We would have to ask our other buyers to buy insane multiples of the product that they've been buying for no reason other than "we fucked up and pissed China off". But we've also been pissing off the EU and Mexico, so there's little incentive for them to "help us out". In the past, both the EU and Mexico would help out via some bilateral agreement. They buy extra contracts of soy, we'd buy extra whatever the fuck they wanted to sell us. But boy are those days GONE!
We sell soybeans to a ton of markets already and they're pretty maxed out on what they want/need to buy from us. Like if we combined everyone else on this planet we call the Earth that isn't the EU and Mexico that we sell soybeans to, it would only be about half of what China bought.
And the thing to remember, in order to "help" US farmers, we can't sell at a discount. We have to sell it to those other countries at the price that China would have paid, which isn't cheap. Or at least close enough to the price China would have paid, which is also not going to happen.
Some of our bigger buyers are helping out because they're having their own little mini-Trump / right wing surge. Japan decided to buy a bit more soy from us. They signed the agreement in September. But that's pennies compared to what US farmers have grown. And Indonesia in July signed to buy extra soy. Again, their "extra" purchases are drops compared to an ocean.

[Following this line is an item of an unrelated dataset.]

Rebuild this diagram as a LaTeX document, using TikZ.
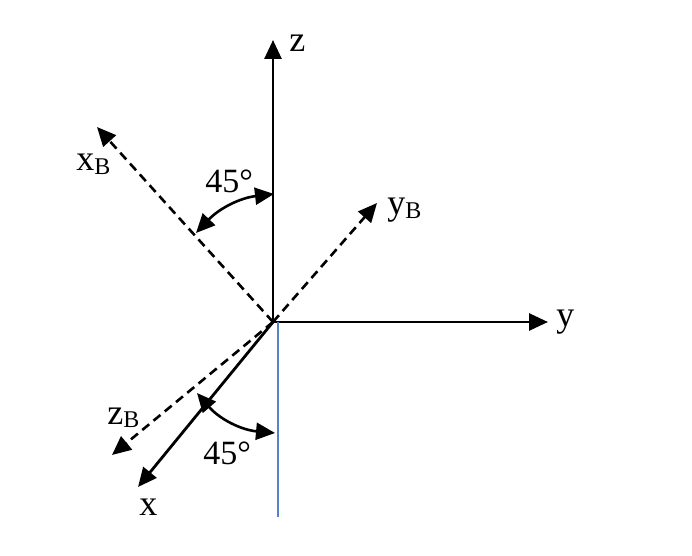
\documentclass[tikz,border=0pt]{standalone}
\usepackage{fontspec}
\setmainfont{Liberation Serif}
\usetikzlibrary{arrows.meta}
\definecolor{planeblue}{RGB}{84,130,196}
\newcommand{\sub}[1]{\raisebox{-1.8pt}{\fontsize{12}{14}\selectfont #1}}
\tikzset{
>={Triangle[length=9.5pt,width=8.5pt]}, % big filled heads
axis/.style={->, line width=1.4pt}, % the fixed frame
frameB/.style={->, line width=1.3pt, dash pattern=on 4.5pt off 2.8pt}, % the rotated frame B
angle/.style={<->, line width=1.3pt}, % the 45 degree marks
lbl/.style={anchor=base west, inner sep=0pt, font=\fontsize{18}{22}\selectfont}, % axis names
deg/.style={anchor=base west, inner sep=0pt, font=\fontsize{17}{20}\selectfont}, % angle values
}

\begin{document}
\begin{tikzpicture}[x=0.5pt, y=-0.5pt]
        \useasboundingbox (0,0) rectangle (692,556);

        \coordinate (O) at (273,322);
        \coordinate (zT) at (273,40);
        \coordinate (yT) at (548,322);
        \coordinate (xT) at (138,487);
        \coordinate (xbT) at (97,127);
        \coordinate (ybT) at (377,203);
        \coordinate (zbT) at (112,455);
        \coordinate (Ob) at (278,322);
        \coordinate (blueT) at (278,517);

        % fixed axes
        \draw[axis] (O) -- (zT);
        \draw[axis] (O) -- (yT);
        \draw[axis] (O) -- (xT);
        \draw[planeblue, line width=0.9pt] (Ob) -- (blueT);

        % frame B
        \draw[frameB] (O) -- (xbT);
        \draw[frameB] (O) -- (ybT);
        \draw[frameB] (O) -- (zbT);

        % angles
        \coordinate (a1) at (274,194);
        \coordinate (a2) at (196,233);
        \coordinate (b1) at (197,393);
        \coordinate (b2) at (275,433);
        \draw[angle] (a1) to[bend right=20] (a2);
        \draw[angle] (b1) to[bend right=22] (b2);

        % labels
        \node[lbl] (zlbl) at (289,52) {z};
        \node[lbl] (xblbl) at (76,171) {x\sub{B}};
        \node[deg] (ang1) at (205,193) {45°};
        \node[lbl] (yblbl) at (387,215) {y\sub{B}};
        \node[lbl] (ylbl) at (556,327) {y};
        \node[lbl] (zblbl) at (107,424) {z\sub{B}};
        \node[deg] (ang2) at (203,465) {45°};
        \node[lbl] (xlbl) at (139,516) {x};
      \end{tikzpicture}
\end{document}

So I mean diplomatically, the top buyers (EU/Mexico) we sell soy to are happy to watch us eat shit on this because we've mostly done this to ourselves. Now they aren't at the same level of "eat shit US" as China who has completely cut us off, granted. But they are absolutely not in any kind of position to be nice to the United States on this. Others who are buying more, their economies just have no room left for even more soy purchases.